## Start SUPPLIED DATA

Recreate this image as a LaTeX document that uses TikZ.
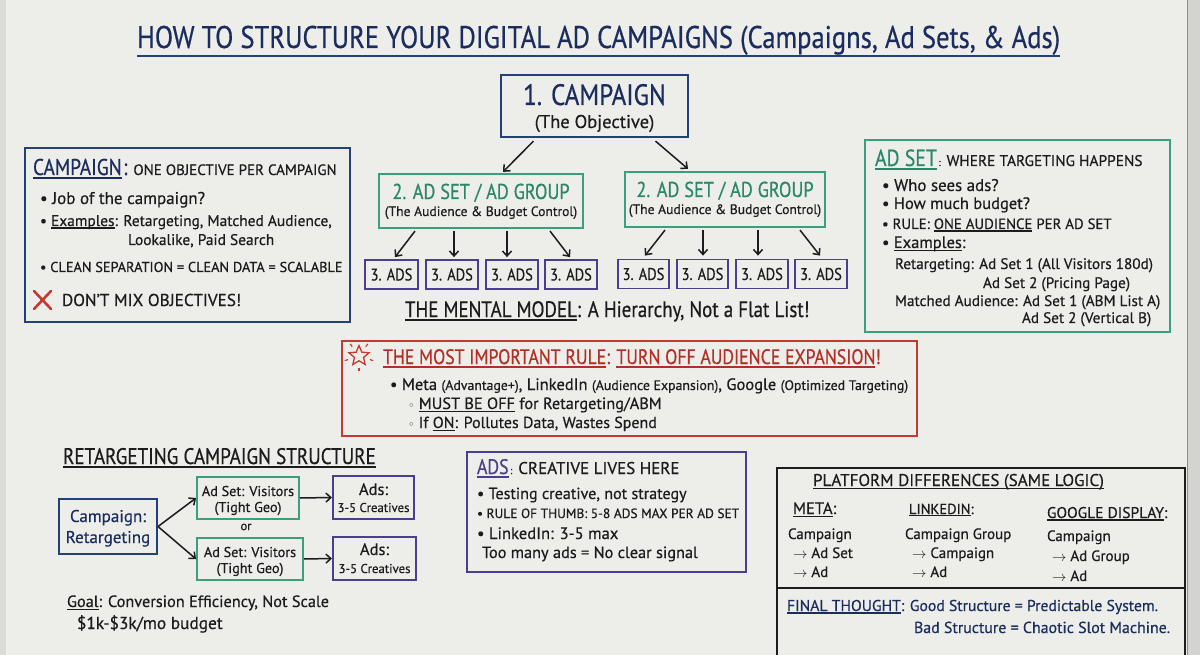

## End SUPPLIED DATA
## Start SUPPLIED DATA

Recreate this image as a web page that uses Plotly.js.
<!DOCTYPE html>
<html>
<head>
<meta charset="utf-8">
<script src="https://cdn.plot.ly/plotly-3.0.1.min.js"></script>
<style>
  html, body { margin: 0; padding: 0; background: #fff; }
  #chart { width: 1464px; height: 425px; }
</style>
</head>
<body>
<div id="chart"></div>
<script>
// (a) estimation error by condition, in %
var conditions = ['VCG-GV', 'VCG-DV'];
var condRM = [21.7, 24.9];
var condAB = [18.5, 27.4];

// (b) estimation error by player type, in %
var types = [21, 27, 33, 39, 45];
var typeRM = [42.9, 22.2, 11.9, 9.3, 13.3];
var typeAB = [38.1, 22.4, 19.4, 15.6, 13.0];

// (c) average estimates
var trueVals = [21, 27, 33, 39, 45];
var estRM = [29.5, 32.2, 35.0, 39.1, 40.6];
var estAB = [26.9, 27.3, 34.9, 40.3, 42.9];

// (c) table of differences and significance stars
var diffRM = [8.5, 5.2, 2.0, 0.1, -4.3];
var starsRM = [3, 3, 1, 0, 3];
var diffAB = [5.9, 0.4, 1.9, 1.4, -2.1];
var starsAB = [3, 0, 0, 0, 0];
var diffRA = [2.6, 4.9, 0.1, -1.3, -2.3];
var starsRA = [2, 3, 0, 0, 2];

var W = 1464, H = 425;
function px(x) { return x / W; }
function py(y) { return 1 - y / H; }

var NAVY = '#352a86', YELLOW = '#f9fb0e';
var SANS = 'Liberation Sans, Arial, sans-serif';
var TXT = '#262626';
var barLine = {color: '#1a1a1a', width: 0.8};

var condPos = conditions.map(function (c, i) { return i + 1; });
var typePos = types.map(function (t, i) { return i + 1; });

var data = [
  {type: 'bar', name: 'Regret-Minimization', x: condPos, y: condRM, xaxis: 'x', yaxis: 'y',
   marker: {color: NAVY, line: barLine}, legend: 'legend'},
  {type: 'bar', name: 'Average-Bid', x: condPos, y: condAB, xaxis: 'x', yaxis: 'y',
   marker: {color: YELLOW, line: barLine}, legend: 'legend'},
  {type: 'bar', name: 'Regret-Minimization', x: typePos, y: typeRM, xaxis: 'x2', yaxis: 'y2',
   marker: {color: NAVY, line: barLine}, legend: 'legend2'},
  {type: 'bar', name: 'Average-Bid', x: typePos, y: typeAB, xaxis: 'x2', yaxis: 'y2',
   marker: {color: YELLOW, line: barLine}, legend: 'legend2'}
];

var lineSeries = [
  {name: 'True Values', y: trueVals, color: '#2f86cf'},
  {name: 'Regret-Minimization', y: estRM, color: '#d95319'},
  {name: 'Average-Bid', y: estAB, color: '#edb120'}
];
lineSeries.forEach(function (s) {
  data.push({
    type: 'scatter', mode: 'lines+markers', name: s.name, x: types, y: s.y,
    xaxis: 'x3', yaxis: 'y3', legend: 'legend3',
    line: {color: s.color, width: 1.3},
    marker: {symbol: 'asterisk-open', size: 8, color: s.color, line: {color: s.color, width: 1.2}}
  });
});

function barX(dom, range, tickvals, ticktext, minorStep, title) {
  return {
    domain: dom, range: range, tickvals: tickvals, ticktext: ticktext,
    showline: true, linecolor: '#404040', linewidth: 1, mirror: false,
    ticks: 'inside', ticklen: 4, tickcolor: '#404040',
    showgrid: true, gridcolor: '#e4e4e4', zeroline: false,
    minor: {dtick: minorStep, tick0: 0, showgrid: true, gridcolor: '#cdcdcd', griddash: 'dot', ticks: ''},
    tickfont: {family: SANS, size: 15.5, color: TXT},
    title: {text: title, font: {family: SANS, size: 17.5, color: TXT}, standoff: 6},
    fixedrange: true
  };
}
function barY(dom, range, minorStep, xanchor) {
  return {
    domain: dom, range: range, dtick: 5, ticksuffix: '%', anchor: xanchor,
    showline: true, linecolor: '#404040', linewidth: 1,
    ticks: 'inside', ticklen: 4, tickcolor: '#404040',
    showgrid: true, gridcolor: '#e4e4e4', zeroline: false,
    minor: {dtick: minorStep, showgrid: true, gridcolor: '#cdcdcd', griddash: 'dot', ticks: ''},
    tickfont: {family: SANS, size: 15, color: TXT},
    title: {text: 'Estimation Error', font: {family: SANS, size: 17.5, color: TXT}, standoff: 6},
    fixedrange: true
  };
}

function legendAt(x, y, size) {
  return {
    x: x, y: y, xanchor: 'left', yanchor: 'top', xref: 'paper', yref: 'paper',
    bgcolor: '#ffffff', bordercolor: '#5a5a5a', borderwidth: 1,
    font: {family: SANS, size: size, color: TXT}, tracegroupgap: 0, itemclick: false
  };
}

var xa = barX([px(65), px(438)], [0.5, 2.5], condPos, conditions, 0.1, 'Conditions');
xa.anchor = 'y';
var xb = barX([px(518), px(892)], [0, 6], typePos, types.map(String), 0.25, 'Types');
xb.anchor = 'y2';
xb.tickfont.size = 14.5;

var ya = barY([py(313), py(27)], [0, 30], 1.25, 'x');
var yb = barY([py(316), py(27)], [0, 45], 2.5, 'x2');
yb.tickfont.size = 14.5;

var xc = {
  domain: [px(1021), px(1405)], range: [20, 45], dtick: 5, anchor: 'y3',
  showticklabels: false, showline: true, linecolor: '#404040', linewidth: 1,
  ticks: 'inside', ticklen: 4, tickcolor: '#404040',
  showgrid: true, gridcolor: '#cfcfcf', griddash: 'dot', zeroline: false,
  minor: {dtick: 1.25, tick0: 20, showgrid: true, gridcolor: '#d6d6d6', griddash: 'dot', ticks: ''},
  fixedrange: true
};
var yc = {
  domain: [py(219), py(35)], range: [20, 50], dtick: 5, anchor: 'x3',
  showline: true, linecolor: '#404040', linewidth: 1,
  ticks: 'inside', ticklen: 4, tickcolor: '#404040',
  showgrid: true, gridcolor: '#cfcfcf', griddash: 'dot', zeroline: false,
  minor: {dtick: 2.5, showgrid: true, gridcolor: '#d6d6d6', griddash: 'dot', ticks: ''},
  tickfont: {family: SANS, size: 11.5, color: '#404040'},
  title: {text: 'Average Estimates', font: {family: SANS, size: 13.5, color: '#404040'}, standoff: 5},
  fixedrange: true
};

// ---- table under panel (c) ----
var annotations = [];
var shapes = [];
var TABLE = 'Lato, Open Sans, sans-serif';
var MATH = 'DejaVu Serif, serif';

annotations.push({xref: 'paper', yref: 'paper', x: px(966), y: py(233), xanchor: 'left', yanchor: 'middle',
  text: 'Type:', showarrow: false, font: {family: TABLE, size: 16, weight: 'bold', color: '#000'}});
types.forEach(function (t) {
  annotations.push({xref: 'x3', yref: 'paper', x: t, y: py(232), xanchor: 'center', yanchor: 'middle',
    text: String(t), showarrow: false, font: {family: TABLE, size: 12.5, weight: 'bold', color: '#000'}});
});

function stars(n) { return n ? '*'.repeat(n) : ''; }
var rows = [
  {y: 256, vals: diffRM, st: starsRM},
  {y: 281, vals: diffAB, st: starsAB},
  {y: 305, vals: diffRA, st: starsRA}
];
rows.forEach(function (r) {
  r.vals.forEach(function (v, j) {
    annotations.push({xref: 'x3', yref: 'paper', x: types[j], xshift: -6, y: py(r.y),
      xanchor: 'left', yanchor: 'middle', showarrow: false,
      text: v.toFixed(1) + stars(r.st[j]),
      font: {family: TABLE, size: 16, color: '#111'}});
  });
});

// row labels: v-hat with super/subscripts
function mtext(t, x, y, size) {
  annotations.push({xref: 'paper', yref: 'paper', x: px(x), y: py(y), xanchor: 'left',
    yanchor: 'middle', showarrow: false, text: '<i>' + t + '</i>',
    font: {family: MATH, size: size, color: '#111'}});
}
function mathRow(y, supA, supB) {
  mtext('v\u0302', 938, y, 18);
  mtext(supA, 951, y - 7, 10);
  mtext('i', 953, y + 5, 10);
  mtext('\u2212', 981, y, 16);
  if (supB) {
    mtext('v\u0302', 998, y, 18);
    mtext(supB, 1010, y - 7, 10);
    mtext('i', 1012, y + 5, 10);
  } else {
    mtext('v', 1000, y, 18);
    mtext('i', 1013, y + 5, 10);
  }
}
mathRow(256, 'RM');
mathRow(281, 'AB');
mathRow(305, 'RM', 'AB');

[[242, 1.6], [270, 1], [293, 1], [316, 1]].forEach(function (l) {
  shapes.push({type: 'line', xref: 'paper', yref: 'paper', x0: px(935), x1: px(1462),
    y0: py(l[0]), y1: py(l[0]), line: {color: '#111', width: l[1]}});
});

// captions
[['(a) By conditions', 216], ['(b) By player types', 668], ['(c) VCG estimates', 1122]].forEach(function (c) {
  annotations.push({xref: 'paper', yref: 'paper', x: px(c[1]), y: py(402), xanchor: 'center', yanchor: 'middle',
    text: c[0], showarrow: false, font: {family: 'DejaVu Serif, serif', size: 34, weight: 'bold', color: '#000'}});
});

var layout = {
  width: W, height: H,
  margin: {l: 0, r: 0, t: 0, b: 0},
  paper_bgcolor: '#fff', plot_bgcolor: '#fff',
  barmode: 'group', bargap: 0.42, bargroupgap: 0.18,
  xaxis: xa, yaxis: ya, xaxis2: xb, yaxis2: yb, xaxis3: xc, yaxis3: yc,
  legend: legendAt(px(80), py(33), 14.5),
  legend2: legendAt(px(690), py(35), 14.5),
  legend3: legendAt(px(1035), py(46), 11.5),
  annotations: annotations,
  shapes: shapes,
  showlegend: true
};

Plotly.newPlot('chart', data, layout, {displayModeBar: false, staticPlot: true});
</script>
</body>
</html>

## End SUPPLIED DATA

WHAT IS BEING ASKED
Give the exact lines, and only those, from the line containing "Recreate this image as a web" through the line containing "var estAB = [26.9, 27.3, 34.9, 40.3, 42.9];" in the entries above.

EXPECTED ANSWER
Recreate this image as a web page that uses Plotly.js.
<!DOCTYPE html>
<html>
<head>
<meta charset="utf-8">
<script src="https://cdn.plot.ly/plotly-3.0.1.min.js"></script>
<style>
  html, body { margin: 0; padding: 0; background: #fff; }
  #chart { width: 1464px; height: 425px; }
</style>
</head>
<body>
<div id="chart"></div>
<script>
// (a) estimation error by condition, in %
var conditions = ['VCG-GV', 'VCG-DV'];
var condRM = [21.7, 24.9];
var condAB = [18.5, 27.4];

// (b) estimation error by player type, in %
var types = [21, 27, 33, 39, 45];
var typeRM = [42.9, 22.2, 11.9, 9.3, 13.3];
var typeAB = [38.1, 22.4, 19.4, 15.6, 13.0];

// (c) average estimates
var trueVals = [21, 27, 33, 39, 45];
var estRM = [29.5, 32.2, 35.0, 39.1, 40.6];
var estAB = [26.9, 27.3, 34.9, 40.3, 42.9];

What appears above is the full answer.